The Republic of Ireland’s record on officially defining Ireland or Irishness was, until Article 2′s rewrite in 1998, a sorry one. Now that the southern state makes no pretense about representing all the Irish, anyone describing us, north or south or beyond, ought to remember our nation extends beyond the borders of its Republic.
PS – Declan Kiberd’s “Inventing Ireland” and “Irish Classics”, two dazzling explorations of what Irishness might mean and has meant, particularly to the artists who defied two states in search of it, are two great reads on this.












‘ I wonder how the generation coming up will view this island and its politics. ‘
Not unlike their counterparts in the USA , UK and indeed elsewhere bar perhaps a few Scandinavian countries.
They may well be asking what does it really mean to be Irish , British or American in a global economy where the international banksters ‘ rule unelected while our powerless ‘elected ‘politicians and clergy are viewed by many of the young and not so young with the same the same esteem as our generation would have had for pimps , prostitutes , second hand car salesmen and unprincipled con artists and that may be an understatement
These times too will pass while we await the new ‘paradigm ‘ of the world order/disorder to come . My gut instinct tells me our ‘politicians ‘ are for the most part bankrupt not in the financial sense most have creamed enough off the top of whatever pie or trough their snouts have gotten into -but bankrupt of ideas and policies which will reverse the conditions and circumstances which gave rise to the greatest worldwide economic depression since the 1930′s .
We forget how close the USA was in the late 1930′s to succumbing to the lure of right wing fascism and how that great depression was only alleviated by Roosevelt’s ‘New Deal ‘ and not ended by those policies .It took World War 2 and 55 million lives to end the Great Depression .
How many wars and lives lost around the world will it take to end this one ?
Or will the West muddle through an anemic decade or two long ‘recovery’ while the rising economic giants of China, India, Brazil etc achieve ‘parity ‘ of standard of living and incomes with the developed countries ?
@ Alias ,
The wikipedia article you pointed to did not include any source for the claim that QE2 “refused to meet the Irish president, Mary Robinson, if she was introduced as President of Ireland”.
Re. “It is, of course, up to the Irish nation – has it has always properly been – to choose the name of their own state. They have duly chosen that name in Article 4.” Your explanation did not back up this claim at all…Rather it was that it was for the citizens of a State to adopt the name they wish….
Article 1 of the ICCPR….:
1. All peoples have the right of self-determination. By virtue of that right they freely determine their political status and freely pursue their economic, social and cultural development.
2. All peoples may, for their own ends, freely dispose of their natural wealth and resources without prejudice to any obligations arising out of international economic co-operation, based upon the principle of mutual benefit, and international law.
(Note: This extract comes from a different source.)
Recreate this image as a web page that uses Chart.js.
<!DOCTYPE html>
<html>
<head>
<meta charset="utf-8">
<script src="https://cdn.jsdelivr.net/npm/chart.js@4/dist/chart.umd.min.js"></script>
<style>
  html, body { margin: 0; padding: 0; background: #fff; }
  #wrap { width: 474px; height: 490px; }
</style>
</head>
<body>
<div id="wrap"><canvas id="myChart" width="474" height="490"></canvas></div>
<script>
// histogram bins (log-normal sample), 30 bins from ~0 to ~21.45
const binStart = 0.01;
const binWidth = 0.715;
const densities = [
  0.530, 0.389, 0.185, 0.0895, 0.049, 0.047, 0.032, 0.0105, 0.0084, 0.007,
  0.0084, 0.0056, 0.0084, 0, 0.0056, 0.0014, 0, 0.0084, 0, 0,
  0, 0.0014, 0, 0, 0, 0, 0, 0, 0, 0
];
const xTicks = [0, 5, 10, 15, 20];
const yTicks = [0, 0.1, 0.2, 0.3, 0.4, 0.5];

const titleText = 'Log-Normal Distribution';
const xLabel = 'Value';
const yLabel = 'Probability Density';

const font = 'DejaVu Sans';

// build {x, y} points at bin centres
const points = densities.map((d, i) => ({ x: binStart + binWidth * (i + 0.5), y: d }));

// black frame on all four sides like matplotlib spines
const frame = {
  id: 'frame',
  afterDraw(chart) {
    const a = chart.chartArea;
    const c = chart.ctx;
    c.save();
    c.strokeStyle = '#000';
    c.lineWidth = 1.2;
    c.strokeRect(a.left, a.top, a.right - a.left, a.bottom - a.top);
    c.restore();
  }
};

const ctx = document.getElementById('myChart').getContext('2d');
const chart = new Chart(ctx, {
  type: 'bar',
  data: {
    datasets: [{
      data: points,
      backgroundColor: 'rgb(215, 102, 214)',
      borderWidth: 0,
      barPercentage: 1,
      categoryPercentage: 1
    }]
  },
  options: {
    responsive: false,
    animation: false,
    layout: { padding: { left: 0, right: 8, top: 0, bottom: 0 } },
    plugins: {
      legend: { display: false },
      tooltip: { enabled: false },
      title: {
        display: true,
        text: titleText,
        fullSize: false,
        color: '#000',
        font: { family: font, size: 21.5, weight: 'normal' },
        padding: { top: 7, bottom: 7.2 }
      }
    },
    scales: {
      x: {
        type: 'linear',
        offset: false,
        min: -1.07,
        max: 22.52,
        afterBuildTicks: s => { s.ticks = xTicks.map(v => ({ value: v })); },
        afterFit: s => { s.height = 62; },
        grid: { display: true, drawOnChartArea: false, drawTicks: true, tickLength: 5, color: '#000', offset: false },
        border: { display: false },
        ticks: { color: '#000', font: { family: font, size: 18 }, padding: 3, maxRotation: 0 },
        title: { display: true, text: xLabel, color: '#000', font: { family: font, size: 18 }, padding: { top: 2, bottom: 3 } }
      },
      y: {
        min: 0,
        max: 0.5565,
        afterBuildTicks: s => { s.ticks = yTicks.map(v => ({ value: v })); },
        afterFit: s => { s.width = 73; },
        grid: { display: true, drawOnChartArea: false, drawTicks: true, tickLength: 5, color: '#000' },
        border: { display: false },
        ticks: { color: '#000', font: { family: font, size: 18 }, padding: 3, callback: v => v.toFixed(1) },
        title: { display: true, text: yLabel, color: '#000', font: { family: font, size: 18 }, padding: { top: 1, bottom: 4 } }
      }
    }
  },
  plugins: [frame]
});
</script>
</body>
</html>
In no case may a people be deprived of its own means of subsistence.
3. The States Parties to the present Covenant, including those having responsibility for the administration of Non-Self-Governing and Trust Territories, shall promote the realization of the right of self-determination, and shall respect that right, in conformity with the provisions of the Charter of the United Nations.
…How does this render the old Articles 2&3 unlawful?
“Your explanation did not back up this claim at all…Rather it was that it was for the citizens of a State to adopt the name they wish….”
Sorry, but you’ll need to provide greater clarity there. Are you disagreeing with me? As I recall, I said that naming a State was a matter for the citizens of the State. They chose the current name of the State via a national plebiscite held in 1937, and that chosen name is given in Article 4. You might be surprised to discover that the national plebiscite was 26-county, excluding the 6 counties and the people of Northern Ireland. Ergo, they did not name the State then and they will not re-name it now. It is the Irish nation in the Irish state who determines that matter.
In regard to the name of the State: Ireland. The British state objected to using the title “The President of Ireland” because they felt that it implied that sovereignty extended from the Irish state to Northern Ireland. Ergo, they referred to the President of Ireland as the “President of the Republic of Ireland.” There is, of course, no such place as the “Republic of Ireland.” That is the description of the State, not the name of it. Hence, when the Queen would invite
the President of Ireland royal function she would use address the invitation to the “President of the Republic of Ireland” and all such invitations would be duly ignored by the Irish government (which must grant the President permission to leave the State). A compromise was accepted in regard to letters of credence from the King/Queen when appointing an ambassador to Ireland. These were addressed simply to President *Insert Name*, excluding the proper address but also excluding the improper address.
“How does this render the old Articles 2&3 unlawful?”
You’re confusing Articles 2 and 3 of the Irish Constitution with Articles 2 and 3 of the UN’s ICCPR.
Sentence tidy-up: “Hence, when the Queen would invite the President of Ireland to royal functions, she would address the invitation to the “President of the Republic of Ireland” – and all such invitations would be duly ignored by the Irish government (which must grant the President permission to leave the State).”
One of the best threads folks: All angles .Really.
Personally I can’t believe my mother is less Irish than my father although they were from either sides of the border (They fought about loads of things but that never came up); but the question is: is Northern Irish less Irish than the south and that is a lot more nuanced. The south is more Irish, where the north is Irish and British surely, culture politics, tax rates etc.
I think we need an all Ireland flag and anthem, and a Northern Ireland flag and song to represent both communties.